Diamond Moves Second Drilling Rig Out of Gulf


> Diamond Offshore Drilling said Monday it would move a second deepwater rig out of the Gulf of Mexico to waters off the Republic of Congo due to a U.S. drilling moratorium, and the industry expects others to follow.
> 
> The U.S. government issued a revised moratorium on deepwater oil drilling on Monday, which it said would last until Nov. 30. An earlier drilling suspension, issued on May 27, was lifted by a U.S. Appeals Court on July 8.
> 
> ...


----------



## Old Rocks (Jul 13, 2010)

Good.


----------



## Mr. H. (Jul 13, 2010)

*Economic peril seen from offshore drilling ban*

_
"We're going to see companies go out of business. We're going to see workers leave this industry," said Louis Raspino, chairman of the International Association of Drilling Contractors and chief executive officer of driller Pride International Inc.

"In a very, very short period of time, we're going to see this industry implode," Raspino said._


----------



## code1211 (Jul 13, 2010)

KissMy said:


> Diamond Moves Second Drilling Rig Out of Gulf
> 
> 
> > Diamond Offshore Drilling said Monday it would move a second deepwater rig out of the Gulf of Mexico to waters off the Republic of Congo due to a U.S. drilling moratorium, and the industry expects others to follow.
> ...




Just one more facet of the big Jobs Bill ongoing under the Big 0.


----------



## Old Rocks (Jul 13, 2010)

Wind mill farms are still recruiting for maintenance people.


----------



## Mr.

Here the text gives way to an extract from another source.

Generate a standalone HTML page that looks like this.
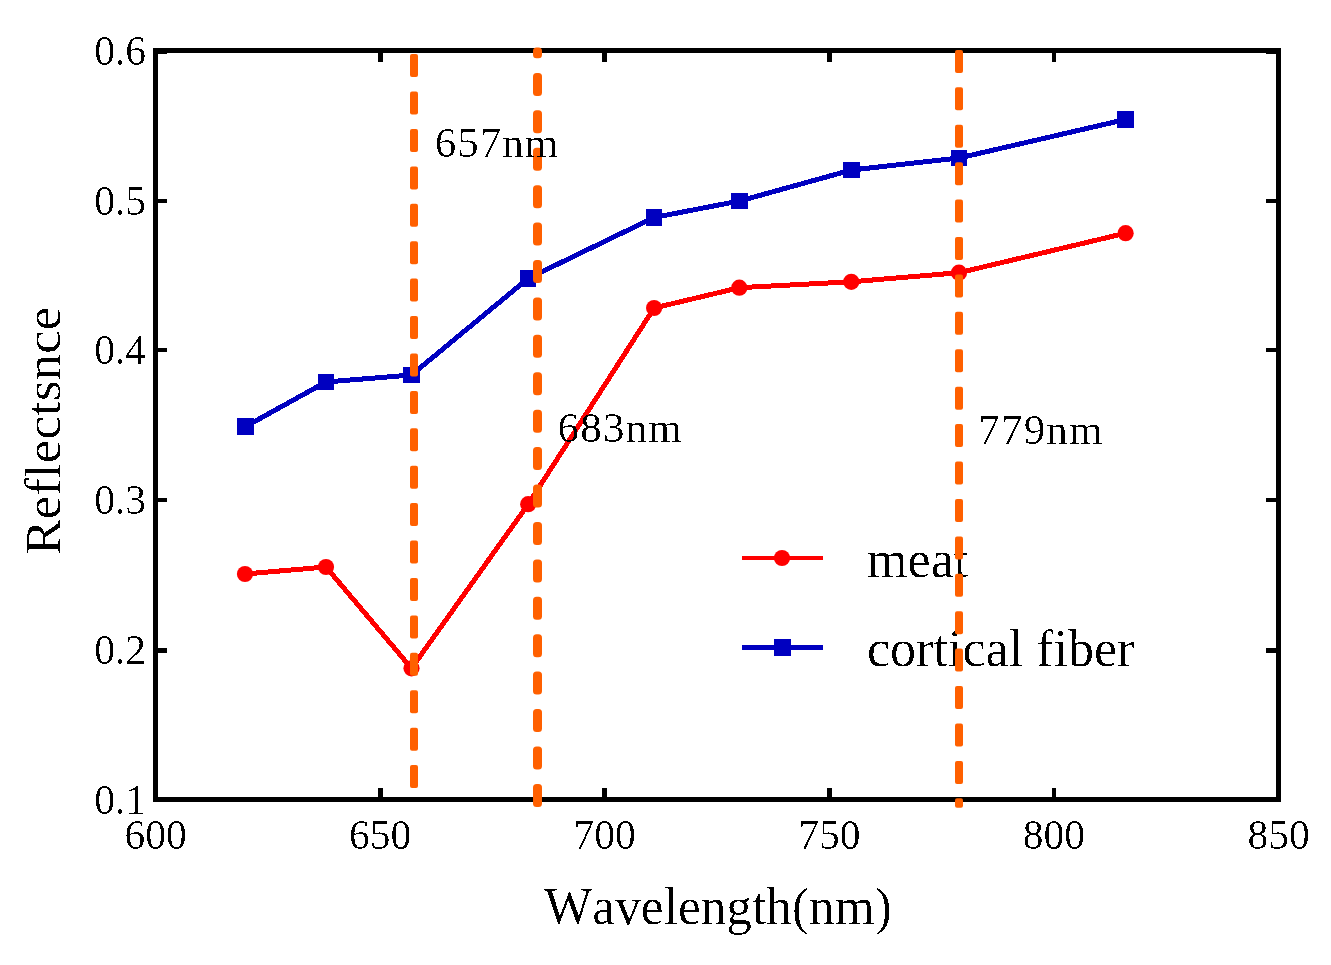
<!DOCTYPE html>
<html lang="en"><head><meta charset="utf-8"><title>Reflectance vs Wavelength</title>
<style>
html,body{margin:0;padding:0;background:#fff;}
body{width:1331px;height:965px;overflow:hidden;}
svg{display:block;}
text{font-family:"Liberation Serif","Times New Roman",Times,serif;fill:#000;font-kerning:none;font-variant-ligatures:none;font-feature-settings:"kern" 0,"liga" 0;filter:url(#crisp);}
.tk{font-size:41.5px;}
.lb{font-size:52.1px;}
.an{font-size:43px;}
</style></head><body>
<svg width="1331" height="965" viewBox="0 0 1331 965">
<defs><filter id="crisp" x="-5%" y="-20%" width="110%" height="140%" color-interpolation-filters="sRGB"><feComponentTransfer><feFuncA type="discrete" tableValues="0 0 1"/></feComponentTransfer></filter></defs>
<rect x="0" y="0" width="1331" height="965" fill="#ffffff"/>
<g shape-rendering="crispEdges">
<rect x="155.5" y="50.5" width="1123" height="749" fill="none" stroke="#000" stroke-width="5"/>
<rect x="378" y="788" width="5" height="10" fill="#000"/>
<rect x="378" y="52" width="5" height="10" fill="#000"/>
<rect x="602" y="788" width="5" height="10" fill="#000"/>
<rect x="602" y="52" width="5" height="10" fill="#000"/>
<rect x="827" y="788" width="5" height="10" fill="#000"/>
<rect x="827" y="52" width="5" height="10" fill="#000"/>
<rect x="1052" y="788" width="4" height="10" fill="#000"/>
<rect x="1052" y="52" width="4" height="10" fill="#000"/>
<rect x="157" y="50" width="10" height="4" fill="#000"/>
<rect x="1266" y="50" width="10" height="4" fill="#000"/>
<rect x="157" y="199" width="10" height="4" fill="#000"/>
<rect x="1266" y="199" width="10" height="4" fill="#000"/>
<rect x="157" y="348" width="10" height="4" fill="#000"/>
<rect x="1266" y="348" width="10" height="4" fill="#000"/>
<rect x="157" y="498" width="10" height="4" fill="#000"/>
<rect x="1266" y="498" width="10" height="4" fill="#000"/>
<rect x="157" y="648" width="10" height="5" fill="#000"/>
<rect x="1266" y="648" width="10" height="5" fill="#000"/>
</g>
<text class="tk" x="155.5" y="849" text-anchor="middle">600</text>
<text class="tk" x="380.1" y="849" text-anchor="middle">650</text>
<text class="tk" x="604.7" y="849" text-anchor="middle">700</text>
<text class="tk" x="829.3" y="849" text-anchor="middle">750</text>
<text class="tk" x="1053.9" y="849" text-anchor="middle">800</text>
<text class="tk" x="1278.5" y="849" text-anchor="middle">850</text>
<text class="tk" x="146" y="813.8" text-anchor="end">0.1</text>
<text class="tk" x="146" y="664.0" text-anchor="end">0.2</text>
<text class="tk" x="146" y="514.2" text-anchor="end">0.3</text>
<text class="tk" x="146" y="364.4" text-anchor="end">0.4</text>
<text class="tk" x="146" y="214.6" text-anchor="end">0.5</text>
<text class="tk" x="146" y="64.8" text-anchor="end">0.6</text>
<text class="lb" x="543.9" y="923.7" textLength="347.9" lengthAdjust="spacingAndGlyphs">Wavelength(nm)</text>
<text class="lb" style="font-size:50.7px" transform="translate(59.9,554.8) rotate(-90)" textLength="248.2" lengthAdjust="spacingAndGlyphs">Reflectsnce</text>
<g shape-rendering="crispEdges">
<rect x="742" y="556" width="81" height="4" fill="#ff0000"/>
<rect x="742" y="645" width="81" height="5" fill="#0000c0"/>
<rect x="774" y="639" width="17" height="17" fill="#0000c0"/>
</g>
<circle cx="782" cy="558" r="8.1" fill="#ff0000"/>
<text class="lb" x="867" y="577">meat</text>
<text class="lb" x="867" y="666">cortical fiber</text>
<polyline points="245.0,574.0 326.0,567.0 411.5,668.3 528.2,504.2 654.1,308.0 739.3,287.7 851.3,281.8 959.0,272.7 1125.6,233.2" fill="none" stroke="#ff0000" stroke-width="5" stroke-linejoin="round" shape-rendering="crispEdges"/>
<circle cx="245.0" cy="574.0" r="8.1" fill="#ff0000"/>
<circle cx="326.0" cy="567.0" r="8.1" fill="#ff0000"/>
<circle cx="411.5" cy="668.3" r="8.1" fill="#ff0000"/>
<circle cx="528.2" cy="504.2" r="8.1" fill="#ff0000"/>
<circle cx="654.1" cy="308.0" r="8.1" fill="#ff0000"/>
<circle cx="739.3" cy="287.7" r="8.1" fill="#ff0000"/>
<circle cx="851.3" cy="281.8" r="8.1" fill="#ff0000"/>
<circle cx="959.0" cy="272.7" r="8.1" fill="#ff0000"/>
<circle cx="1125.6" cy="233.2" r="8.1" fill="#ff0000"/>
<polyline points="245.5,426.5 326.0,382.0 411.5,375.0 528.0,278.5 654.0,217.5 739.5,201.0 851.5,170.0 959.0,158.0 1125.5,119.5" fill="none" stroke="#0000c0" stroke-width="5" stroke-linejoin="round" shape-rendering="crispEdges"/>
<g shape-rendering="crispEdges">
<rect x="237" y="418" width="17" height="17" fill="#0000c0"/>
<rect x="318" y="374" width="16" height="16" fill="#0000c0"/>
<rect x="403" y="367" width="17" height="16" fill="#0000c0"/>
<rect x="520" y="270" width="16" height="17" fill="#0000c0"/>
<rect x="646" y="209" width="16" height="17" fill="#0000c0"/>
<rect x="731" y="193" width="17" height="16" fill="#0000c0"/>
<rect x="843" y="162" width="17" height="16" fill="#0000c0"/>
<rect x="951" y="150" width="16" height="16" fill="#0000c0"/>
<rect x="1117" y="111" width="17" height="17" fill="#0000c0"/>
</g>
<g fill="#ff6000">
<rect x="410" y="54.1" width="8" height="23" rx="2"/>
<rect x="410" y="91.5" width="8" height="23" rx="2"/>
<rect x="410" y="128.9" width="8" height="23" rx="2"/>
<rect x="410" y="166.4" width="8" height="23" rx="2"/>
<rect x="410" y="203.8" width="8" height="23" rx="2"/>
<rect x="410" y="241.2" width="8" height="23" rx="2"/>
<rect x="410" y="278.6" width="8" height="23" rx="2"/>
<rect x="410" y="316.0" width="8" height="23" rx="2"/>
<rect x="410" y="353.5" width="8" height="23" rx="2"/>
<rect x="410" y="390.9" width="8" height="23" rx="2"/>
<rect x="410" y="428.3" width="8" height="23" rx="2"/>
<rect x="410" y="465.7" width="8" height="23" rx="2"/>
<rect x="410" y="503.1" width="8" height="23" rx="2"/>
<rect x="410" y="540.6" width="8" height="23" rx="2"/>
<rect x="410" y="578.0" width="8" height="23" rx="2"/>
<rect x="410" y="615.4" width="8" height="23" rx="2"/>
<rect x="410" y="652.8" width="8" height="23" rx="2"/>
<rect x="410" y="690.2" width="8" height="23" rx="2"/>
<rect x="410" y="727.7" width="8" height="23" rx="2"/>
<rect x="410" y="765.1" width="8" height="23" rx="2"/>
<rect x="533" y="47.6" width="9" height="10.6" rx="3.5"/>
<rect x="533" y="72.9" width="9" height="23" rx="3.5"/>
<rect x="533" y="110.3" width="9" height="23" rx="3.5"/>
<rect x="533" y="147.7" width="9" height="23" rx="3.5"/>
<rect x="533" y="185.2" width="9" height="23" rx="3.5"/>
<rect x="533" y="222.6" width="9" height="23" rx="3.5"/>
<rect x="533" y="260.0" width="9" height="23" rx="3.5"/>
<rect x="533" y="297.4" width="9" height="23" rx="3.5"/>
<rect x="533" y="334.8" width="9" height="23" rx="3.5"/>
<rect x="533" y="372.3" width="9" height="23" rx="3.5"/>
<rect x="533" y="409.7" width="9" height="23" rx="3.5"/>
<rect x="533" y="447.1" width="9" height="23" rx="3.5"/>
<rect x="533" y="484.5" width="9" height="23" rx="3.5"/>
<rect x="533" y="521.9" width="9" height="23" rx="3.5"/>
<rect x="533" y="559.4" width="9" height="23" rx="3.5"/>
<rect x="533" y="596.8" width="9" height="23" rx="3.5"/>
<rect x="533" y="634.2" width="9" height="23" rx="3.5"/>
<rect x="533" y="671.6" width="9" height="23" rx="3.5"/>
<rect x="533" y="709.0" width="9" height="23" rx="3.5"/>
<rect x="533" y="746.5" width="9" height="23" rx="3.5"/>
<rect x="533" y="783.9" width="9" height="23" rx="3.5"/>
<rect x="955" y="49.9" width="8" height="23" rx="2"/>
<rect x="955" y="87.3" width="8" height="23" rx="2"/>
<rect x="955" y="124.7" width="8" height="23" rx="2"/>
<rect x="955" y="162.2" width="8" height="23" rx="2"/>
<rect x="955" y="199.6" width="8" height="23" rx="2"/>
<rect x="955" y="237.0" width="8" height="23" rx="2"/>
<rect x="955" y="274.4" width="8" height="23" rx="2"/>
<rect x="955" y="311.8" width="8" height="23" rx="2"/>
<rect x="955" y="349.3" width="8" height="23" rx="2"/>
<rect x="955" y="386.7" width="8" height="23" rx="2"/>
<rect x="955" y="424.1" width="8" height="23" rx="2"/>
<rect x="955" y="461.5" width="8" height="23" rx="2"/>
<rect x="955" y="498.9" width="8" height="23" rx="2"/>
<rect x="955" y="536.4" width="8" height="23" rx="2"/>
<rect x="955" y="573.8" width="8" height="23" rx="2"/>
<rect x="955" y="611.2" width="8" height="23" rx="2"/>
<rect x="955" y="648.6" width="8" height="23" rx="2"/>
<rect x="955" y="686.0" width="8" height="23" rx="2"/>
<rect x="955" y="723.5" width="8" height="23" rx="2"/>
<rect x="955" y="760.9" width="8" height="23" rx="2"/>
<rect x="955" y="798.3" width="8" height="9.4" rx="2"/>
</g>
<text class="an" x="434.7" y="157" textLength="123.6" lengthAdjust="spacing">657nm</text>
<text class="an" x="557.6" y="442.2" textLength="124.2" lengthAdjust="spacing">683nm</text>
<text class="an" x="978.3" y="444" textLength="124.2" lengthAdjust="spacing">779nm</text>
</svg>
</body></html>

H. (Jul 13, 2010)

Old Rocks said:


> Wind mill farms are still recruiting for maintenance people.



Let's say that overnight, the U.S. was able to reduce its crude oil consumption by 60% - and do it with renewable, green, sustainable, zero polluting technologies. 

This country would then be 100% reliant on domestic oil production for its needs. 

How would you propose we treat the industry? Continue to batter it into the ground?

 I'll be one of the first to say that we need to transition away from hydrocarbons. But the public's perception, and Washington's policies, have changed little over the decades. Weaning ourselves from oil has always been a twisted myopic campaign to sweep the most strategic industry we have under the rug. 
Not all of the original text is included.